Disclosure Requirements in Arbitration
The court noted that arbitrators have a legal and ethical duty to disclose any potential conflicts of interest, as mandated by California law and the rules governing arbitration. This duty is crucial for maintaining the integrity and perception of neutrality in arbitration. The court referenced that the disclosure of potential conflicts must occur during the appointment process, which is an essential part of the arbitration administration. The court found that the arguments presented by the plaintiffs, suggesting that the nondisclosure of Weisbach's relationship occurred prior to the commencement of arbitration, did not negate the applicability of arbitral immunity. The court emphasized that the duty to disclose is not limited to when the arbitration proceedings are active but is a prerequisite for ensuring the fairness of the arbitration process.
Rejection of Plaintiffs' Arguments
The court systematically rejected the plaintiffs' arguments that sought to circumvent the application of arbitral immunity. The plaintiffs contended that their claims were based on fraudulent solicitation rather than the nondisclosure itself, asserting that such allegations did not involve functions typically performed by judges. However, the court maintained that the essence of the claims was centered around the failure to disclose a conflict of interest, which is a critical aspect of an arbitrator's role.
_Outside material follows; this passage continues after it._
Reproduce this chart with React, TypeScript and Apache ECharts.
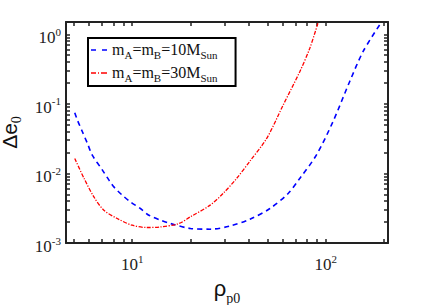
import React, { useEffect, useRef } from "react";
import * as echarts from "echarts";

// Series 1: m_A = m_B = 10 M_Sun (blue dashed)
const rho10 = [5.05, 5.21, 5.53, 5.87, 6.22, 7.02, 7.59, 8.04, 8.89, 9.8, 11.03, 12.2, 14.0, 15.7, 19.95, 25.3, 32.0, 40.6, 51.5, 64, 73.5, 89.5, 109, 133, 156, 190];
const de10 = [0.0745, 0.0585, 0.0397, 0.027, 0.0183, 0.01115, 0.008, 0.0064, 0.00487, 0.0039, 0.00313, 0.00251, 0.00213, 0.00191, 0.00162, 0.00158, 0.00175, 0.0022, 0.00313, 0.00515, 0.00848, 0.0183, 0.0552, 0.208, 0.562, 1.36];
// Series 2: m_A = m_B = 30 M_Sun (red dash-dot)
const rho30 = [5.05, 5.64, 6.34, 7.14, 8.37, 10.0, 11.9, 14.0, 17.4, 20.0, 25.3, 29.6, 34.7, 40.6, 49.6, 60.3, 73.5, 82.8, 91.2];
const de30 = [0.0164, 0.00848, 0.0046, 0.00296, 0.00225, 0.0018, 0.00167, 0.0017, 0.0019, 0.00238, 0.0035, 0.0052, 0.0085, 0.015, 0.0319, 0.096, 0.29, 0.63, 1.44];

const seriesNames = ["m10", "m30"];
const legendLabels = ["{m|m}{s|A}{m|=m}{s|B}{m|=10M}{s|Sun}", "{m|m}{s|A}{m|=m}{s|B}{m|=30M}{s|Sun}"];
const legendIcons = ["path://M0,0H5V1H0ZM11,0H16V1H11Z", "path://M0,0H5V1H0ZM7,0H8V1H7ZM10,0H16V1H10Z"];

const xMin = 4.55;
const xMax = 210;
const yMin = 0.001;
const yMax = 1.5;
const xTickValues = [5, 6, 7, 8, 9, 10, 20, 30, 40, 50, 60, 70, 80, 90, 100, 200];
const xLabelValues = [10, 100];
const yTickValues = [
  0.001, 0.002, 0.003, 0.004, 0.005, 0.006, 0.007, 0.008, 0.009,
  0.01, 0.02, 0.03, 0.04, 0.05, 0.06, 0.07, 0.08, 0.09,
  0.1, 0.2, 0.3, 0.4, 0.5, 0.6, 0.7, 0.8, 0.9, 1,
];
const yLabelValues = [0.001, 0.01, 0.1, 1];

const axisColor = "#222222";
const serif = "'Liberation Serif', 'DejaVu Serif', serif";
const sans = "'Liberation Sans', Arial, sans-serif";

function powLabel(v: number) {
  const e = Math.round(Math.log10(v));
  return "{b|10}{s|" + e + "}";
}

const labelRich = {
  b: { fontFamily: serif, fontSize: 17, color: "#222", verticalAlign: "bottom", lineHeight: 24 },
  s: { fontFamily: serif, fontSize: 11, color: "#222", verticalAlign: "bottom", padding: [0, 0, 9, 0], lineHeight: 24 },
};

export default function App() {
  const ref = useRef<HTMLDivElement>(null);
  useEffect(() => {
    document.body.style.margin = "0";
    if (!ref.current) return;
    const chart = echarts.init(ref.current, null, { renderer: "svg" });
    const baseX = (pos: string, show: boolean, idx: number) => ({
      type: "log",
      position: pos,
      min: xMin,
      max: xMax,
      logBase: 10,
      axisLine: { show: true, onZero: false, lineStyle: { color: axisColor, width: 2 } },
      axisTick: { show: true, inside: true, length: 4, customValues: xTickValues, lineStyle: { color: axisColor, width: 1.5 } },
      axisLabel: show
        ? { show: true, customValues: xLabelValues, formatter: powLabel, margin: 6, rich: labelRich }
        : { show: false },
      splitLine: { show: false },
      minorTick: { show: false },
      ...(idx === 0
        ? {
            name: "{a|ρ}{s|p0}",
            nameLocation: "middle",
            nameGap: 28,
            nameTextStyle: {
              rich: {
                a: { fontFamily: sans, fontSize: 22, color: "#111", verticalAlign: "bottom", lineHeight: 26, padding: [0, 0, 6, 0] },
                s: { fontFamily: serif, fontSize: 14, color: "#111", verticalAlign: "bottom", lineHeight: 26 },
              },
            },
          }
        : {}),
    });
    const baseY = (pos: string, show: boolean, idx: number) => ({
      type: "log",
      position: pos,
      min: yMin,
      max: yMax,
      logBase: 10,
      axisLine: { show: true, onZero: false, lineStyle: { color: axisColor, width: 2 } },
      axisTick: { show: true, inside: true, length: 4, customValues: yTickValues, lineStyle: { color: axisColor, width: 1.5 } },
      axisLabel: show
        ? { show: true, customValues: yLabelValues, formatter: powLabel, margin: 5, rich: labelRich }
        : { show: false },
      splitLine: { show: false },
      minorTick: { show: false },
      ...(idx === 0
        ? {
            name: "{a|Δe}{s|0}",
            nameLocation: "middle",
            nameRotate: 90,
            nameGap: 37,
            nameTextStyle: {
              rich: {
                a: { fontFamily: sans, fontSize: 21, color: "#111", verticalAlign: "bottom", lineHeight: 18, padding: [0, 0, 4, 0] },
                s: { fontFamily: serif, fontSize: 14, color: "#111", verticalAlign: "bottom", lineHeight: 14 },
              },
            },
          }
        : {}),
    });
    const toPairs = (xs: number[], ys: number[]) => xs.map((x, i) => [x, ys[i]]);
    chart.setOption({
      animation: false,
      backgroundColor: "#ffffff",
      grid: { left: 66, right: 43, top: 22, bottom: 62, containLabel: false, outerBoundsMode: "none" },
      xAxis: [baseX("bottom", true, 0), baseX("top", false, 1)],
      yAxis: [baseY("left", true, 0), baseY("right", false, 1)],
      legend: {
        left: 88,
        top: 38,
        orient: "vertical",
        backgroundColor: "#fff",
        borderColor: "#000",
        borderWidth: 2,
        borderRadius: 0,
        padding: [3, 18, 2, 3],
        itemGap: 3,
        itemWidth: 16,
        itemHeight: 1.6,
        symbolKeepAspect: false,
        data: seriesNames.map((n, i) => ({ name: n, icon: legendIcons[i] })),
        formatter: (name: string) => legendLabels[seriesNames.indexOf(name)],
        textStyle: {
          rich: {
            m: { fontFamily: serif, fontSize: 16, color: "#111", verticalAlign: "bottom", lineHeight: 22, padding: [0, 0, 4, 0] },
            s: { fontFamily: serif, fontSize: 11, color: "#111", verticalAlign: "bottom", lineHeight: 22 },
          },
        },
      },
      series: [
        {
          name: seriesNames[0],
          type: "line",
          xAxisIndex: 0,
          yAxisIndex: 0,
          smooth: 0.3,
          showSymbol: false,
          symbol: "none",
          data: toPairs(rho10, de10),
          lineStyle: { color: "#0000ff", width: 1.6, type: [5, 4] },
          itemStyle: { color: "#0000ff" },
        },
        {
          name: seriesNames[1],
          type: "line",
          xAxisIndex: 0,
          yAxisIndex: 0,
          smooth: 0.3,
          showSymbol: false,
          symbol: "none",
          data: toPairs(rho30, de30),
          lineStyle: { color: "#ff0000", width: 1.3, type: [4, 1.5, 1.2, 1.5] },
          itemStyle: { color: "#ff0000" },
        },
      ],
    });
    return () => chart.dispose();
  }, []);
  return <div ref={ref} style={{ width: 431, height: 305 }} />;
}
The court emphasized that attempts to recast the claims into different causes of action, such as fraud or negligence, would not alter the fundamental nature of the allegations that related to the arbitration process. The court supported its conclusions by referencing various out-of-state cases that similarly applied arbitral immunity to claims involving nondisclosure of conflicts of interest.
Public Policy Considerations
The court highlighted the public policy considerations that support the doctrine of arbitral immunity. It recognized that allowing claims against arbitrators for alleged misconduct could undermine the arbitration process by exposing arbitrators to lawsuits, which may inhibit their independence and decision-making. The court noted that the integrity of arbitration relies on the ability of arbitrators to act impartially, free from the fear of repercussions from dissatisfied parties. The court referenced that the appropriate remedy for any misconduct in arbitration, such as failure to disclose conflicts, lies in the ability to vacate the arbitration award, which has already occurred in this case. This mechanism ensures that there are checks in place to address issues of bias or conflict without resorting to civil lawsuits against arbitrators.
Conclusion on Arbitral Immunity
Ultimately, the court affirmed the trial court's judgment in favor of the defendants, concluding that absolute arbitral immunity barred the plaintiffs' claims. The court reinforced that the allegations stemming from the nondisclosure of conflicts of interest were inherently tied to the arbitral process, and therefore the defendants were shielded from liability. The court's ruling established that the safeguards in place to protect the arbitration system must be upheld to maintain its effectiveness as a dispute resolution mechanism. Thus, the court's decision underscored the importance of arbitral immunity in encouraging fair and impartial adjudication in arbitration settings.